Holding — Joyner, C.J.
- The U.S. District Court for the Eastern District of Pennsylvania held that the Counterclaim Plaintiffs had sufficiently stated a plausible claim for relief for breach of contract against Sterling, and thus denied the motion to dismiss the counterclaim.
Rule
- A contract's non-competition clause may encompass actions such as recommendations to transfer assets, depending on the intent and language of the agreement.
Reasoning
- The court reasoned that when evaluating a motion to dismiss, it must accept all well-pleaded facts as true and view them in the light most favorable to the plaintiff.
- The court found that the Counterclaim Plaintiffs provided sufficient factual allegations to support their claim that Sterling had removed City Trusts' assets from the Revenue-Weighted Program, which constituted a breach of the non-competition clause.
- Furthermore, the court noted that the recommendation made by Sterling to transfer assets could plausibly be interpreted as an attempt to transfer, thus falling within the scope of the non-competition clause.
- The court addressed the potential conflict between adhering to the non-competition clause and Sterling's fiduciary duty to advise clients in their best interests but concluded that these issues required further examination.
- The court found that the language of the License Agreement, particularly the use of the term "attempt," suggested a broader prohibition against competitive conduct than merely incomplete transfers.
- Therefore, the court determined that the allegations raised by the Counterclaim Plaintiffs were sufficient to survive the motion to dismiss.
Deep Dive: How the Court Reached Its Decision
Court's Approach to Motion to Dismiss
The court began its analysis by emphasizing the standard for evaluating a motion to dismiss under Rule 12(b)(6). It stated that it must accept all well-pleaded factual allegations as true and view them in the light most favorable to the Counterclaim Plaintiffs. The court clarified that while it could reject legal conclusions, it was required to determine whether the alleged facts demonstrated a "plausible claim for relief." In this context, the court highlighted that the Counterclaim Plaintiffs needed only to present sufficient allegations that raised a reasonable expectation that discovery would uncover the necessary elements of their claim. Specifically, it noted that the Counterclaim Plaintiffs had provided factual allegations that were pertinent to their assertion of a breach of the non-competition clause by Sterling. These allegations included claims that Sterling had removed assets from the Revenue-Weighted Program and had recommended their transfer to a different investment program.
Interpretation of the Non-Competition Clause
The court examined the language of the non-competition clause within the License Agreement, focusing on the word "attempt." It noted that the broad interpretation of "attempt" could encompass actions beyond mere inchoate transfers, such as recommendations to transfer assets.
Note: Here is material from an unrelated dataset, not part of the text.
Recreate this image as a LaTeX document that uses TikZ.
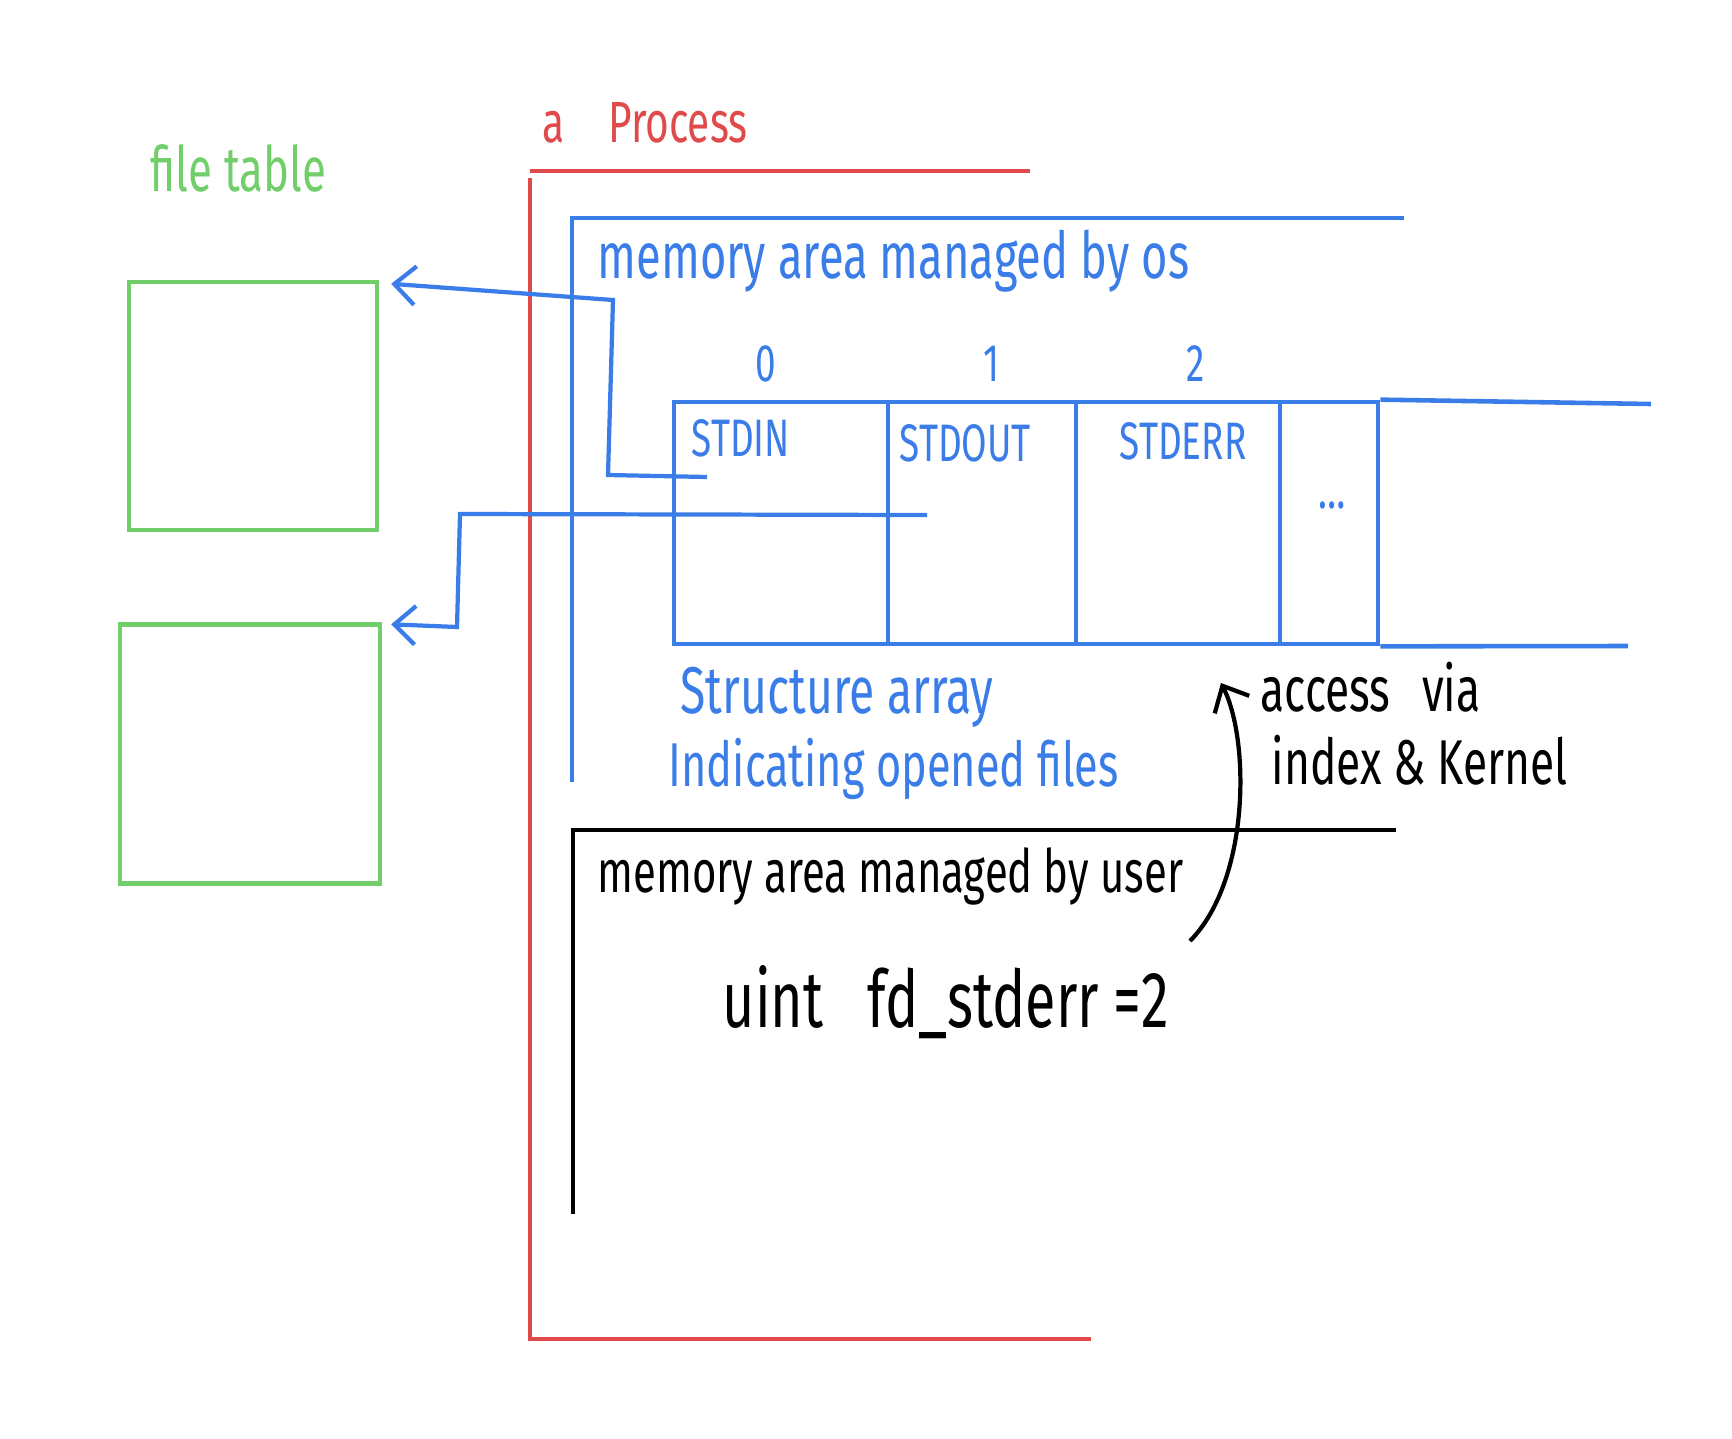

The court reasoned that the use of "attempt" indicated an intention to prohibit competitive conduct more extensive than incomplete actions. It concluded that a recommendation to transfer assets might indeed constitute an attempt to transfer, particularly if it was made with the intent of achieving that transfer. The court acknowledged that such an interpretation aligned with the purpose of the non-competition clause, which aimed to prevent competitive behavior that could undermine the proprietary nature of the Revenue-Weighted methodology. Thus, the court found that the Counterclaim Plaintiffs' allegations plausibly fell within the scope of the non-competition clause.
Potential Conflict with Fiduciary Duties
The court addressed the Counterclaim Defendants' argument that interpreting the non-competition clause to include recommendations could impinge upon Sterling's fiduciary duties to its clients. It recognized that financial advisors have a statutory obligation to act in their clients' best interests, which might conflict with the non-competition clause's provisions. However, the court noted that the precise nature of Sterling's obligations to City Trusts was unclear at this stage of the proceedings. It highlighted that if it were proven that Sterling had a duty to act in the best interests of City Trusts, then any interpretation of the non-competition clause that interfered with that obligation could be problematic. Ultimately, the court concluded that this potential conflict required further examination and could not be resolved at the motion to dismiss stage.
Conclusion on Breach of Contract
The court ultimately determined that the Counterclaim Plaintiffs had sufficiently stated a plausible claim for breach of contract against Sterling. It found that their allegations regarding Sterling's removal of City Trusts' assets and its recommendation to transfer those assets provided a sufficient factual foundation for their claims. By interpreting the term "attempt" broadly, the court indicated that the non-competition clause could indeed cover the conduct alleged by the Counterclaim Plaintiffs. This interpretation allowed the claims to survive the motion to dismiss, as the court viewed the allegations in a light favorable to the Counterclaim Plaintiffs. As a result, the court denied the motion to dismiss and permitted the case to proceed to further stages of litigation.
Joint and Several Liability
In its analysis of Count VI, the court clarified that the Counterclaim Plaintiffs did not allege that McElwee and Ireland breached the Intentions and Assurances Agreement, nor did they seek to hold them personally liable for any breach committed by Index Licensing, LLC. Instead, the Plaintiffs claimed that McElwee and Ireland breached the Letter Agreement, to which they were undisputedly parties. The court pointed out that the Counterclaim Plaintiffs were pursuing joint and several liability against Sterling, IL, McElwee, and Ireland based on different agreements stemming from the same conduct. Since the Counterclaim Defendants had misinterpreted the allegations in Count VI, the court denied their motion to dismiss this count as well, allowing the claims against McElwee and Ireland to proceed alongside the other claims.